Noviembre y los recuerdos

Manuel Navarro Jaramillo, desde Jaén.- Esta estación, la de otoño, quizá sea la más romántica, nostálgica y melancólica del año y, también, la más reflexiva. Las luces crepusculares se manifiestan apresuradas, las lluvias acarician los cristales de los balcones y la nieve irrumpe en las montañas confiriéndoles blancura impoluta,

    23 nov 2011 / 10:14 H.

    mágica y enigmática. Los árboles caducifolios cambian su “vestimenta” clorofílica por otra, de colores amarillentos, rojizos, ocres y amatista. Hojas que caerán a tierra para fertilizarla con sus nutrientes orgánicos, para que las plantas vuelvan a poseer sus verdes hojas, se engalanen con sus coloridas flores y ofrezcan sus hermosos frutos.
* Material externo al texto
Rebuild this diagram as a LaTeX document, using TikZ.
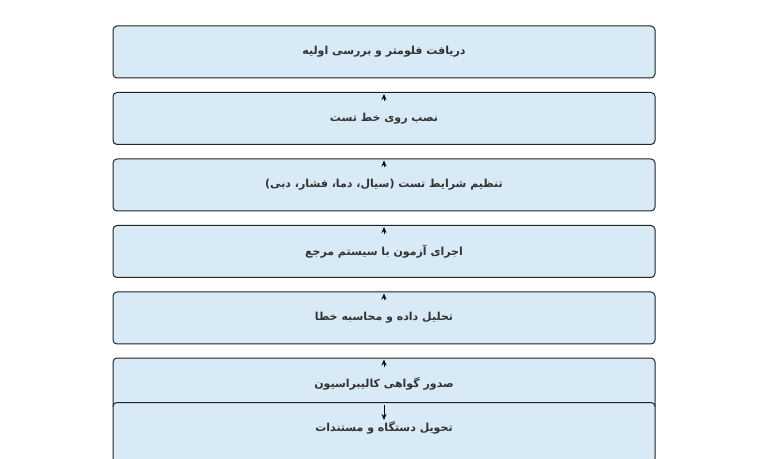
\documentclass[tikz,border=0pt]{standalone}
\usepackage{fontspec}
\newfontfamily\arabicfont[Script=Arabic]{DejaVu Sans}
\TeXXeTstate=1
\usetikzlibrary{arrows.meta}
\definecolor{boxfill}{HTML}{D8EAF5}
\definecolor{boxline}{HTML}{222222}
\tikzset{
  stepbox/.style={draw=boxline, line width=1pt, fill=boxfill, rounded corners=4pt,
    minimum width=542pt, minimum height=52pt, inner sep=0pt,
    font=\arabicfont\bfseries\fontsize{11}{13}\selectfont, text=black!80},
  flow/.style={-{Stealth[length=6pt,width=5pt]}, line width=1pt, black}
}
\begin{document}
\begin{tikzpicture}[x=1pt,y=1pt]
\useasboundingbox (0,0) rectangle (768,458);
\begin{scope}
\clip (0,0) rectangle (768,458);
\node[stepbox] (b1) at (384,458-52) {\beginR دریافت فلومتر و بررسی اولیه\endR};
\node[stepbox] (b2) at (384,458-118.5) {\beginR نصب روی خط تست\endR};
\node[stepbox] (b3) at (384,458-185) {\beginR تنظیم شرایط تست (سیال، دما، فشار، دبی)\endR};
\node[stepbox] (b4) at (384,458-251.5) {\beginR اجرای آزمون با سیستم مرجع\endR};
\node[stepbox] (b5) at (384,458-318) {\beginR تحلیل داده و محاسبه خطا\endR};
\node[stepbox] (b6) at (384,458-384) {\beginR صدور گواهی کالیبراسیون\endR};
\node[stepbox, minimum height=60pt, anchor=north] (b7) at (384,458-402) {};
\node[font=\arabicfont\bfseries\fontsize{11}{13}\selectfont, text=black!80] (t7) at (384,458-428) {\beginR تحویل دستگاه و مستندات\endR};
\foreach \n in {b2,b3,b4,b5,b6}{
  \draw[flow] ([yshift=-9pt]\n.north) -- ([yshift=-2pt]\n.north);
}
\draw[flow] ([yshift=-3pt]b7.north) -- ([yshift=-18pt]b7.north);
\end{scope}
\end{tikzpicture}
\end{document}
Es el pulso constante de nuestra Madre Naturaleza a la que pertenecemos inequívocamente. Y así, me viene a la memoria la tierra que me vio nacer: Montejícar (etimológicamente: “Rodeada de Montes”) a la que el Condestable Miguel Lucas de Iranzo (Siglo XV) acudió, presto, con sus huestes para defenderla de las incursiones moriscas. También, la villa de Montejícar fue cuna del noble hidalgo  Juan Jaramillo de Andrade y Fernández de Salcedo, nacido en esas tierras el 5 de febrero de 1579; hijo primogénito de Alonso Jaramillo de Andrade, escribano real público. Somos presente porque somos historia y pasado, no estamos aquí por generación espontánea ni por una varita mágica. Por eso al “escenificar” mi infancia en aquel pequeño y encantador municipio, me viene a la memoria el olor a verano cuando los segadores segaban las mieses y las bestias barcinaban las gavillas de trigo para trillarlas en la era y, a la postre, aventar para que el trigo quedara limpio de polvo y paja. Cerca de aquella era, que coronaba el monte, se encontraba la huerta que mi padre cuidaba y mimaba con esmero. En aquel sitio, el estanque, acogedor de aguas nacidas entre rocas, rodeado de almendros florecidos en la parte posterior y de rosales en su lado anterior, derramaba por su compuerta, generosamente, cristalinas aguas que alegres corrían por la acequia natural para fertilizar las tierras sembradas con esfuerzo; flanqueada en su recorrido por hierbabuena y otras plantas de aroma. Entre las paredes de aquel embalse, a menudo, retumbaba el croar de las ranas y el trinar de los pájaros: era como una armonía musical no escrita en pentagramas. Higueras, nogales, ciruelos, olivos, manzanos y perales daban sombra, frutos y belleza. No en vano aquella finca se llamaba la Joya. “La belleza de las cosas existe en el espíritu de quien la contempla”. Así es el otoño.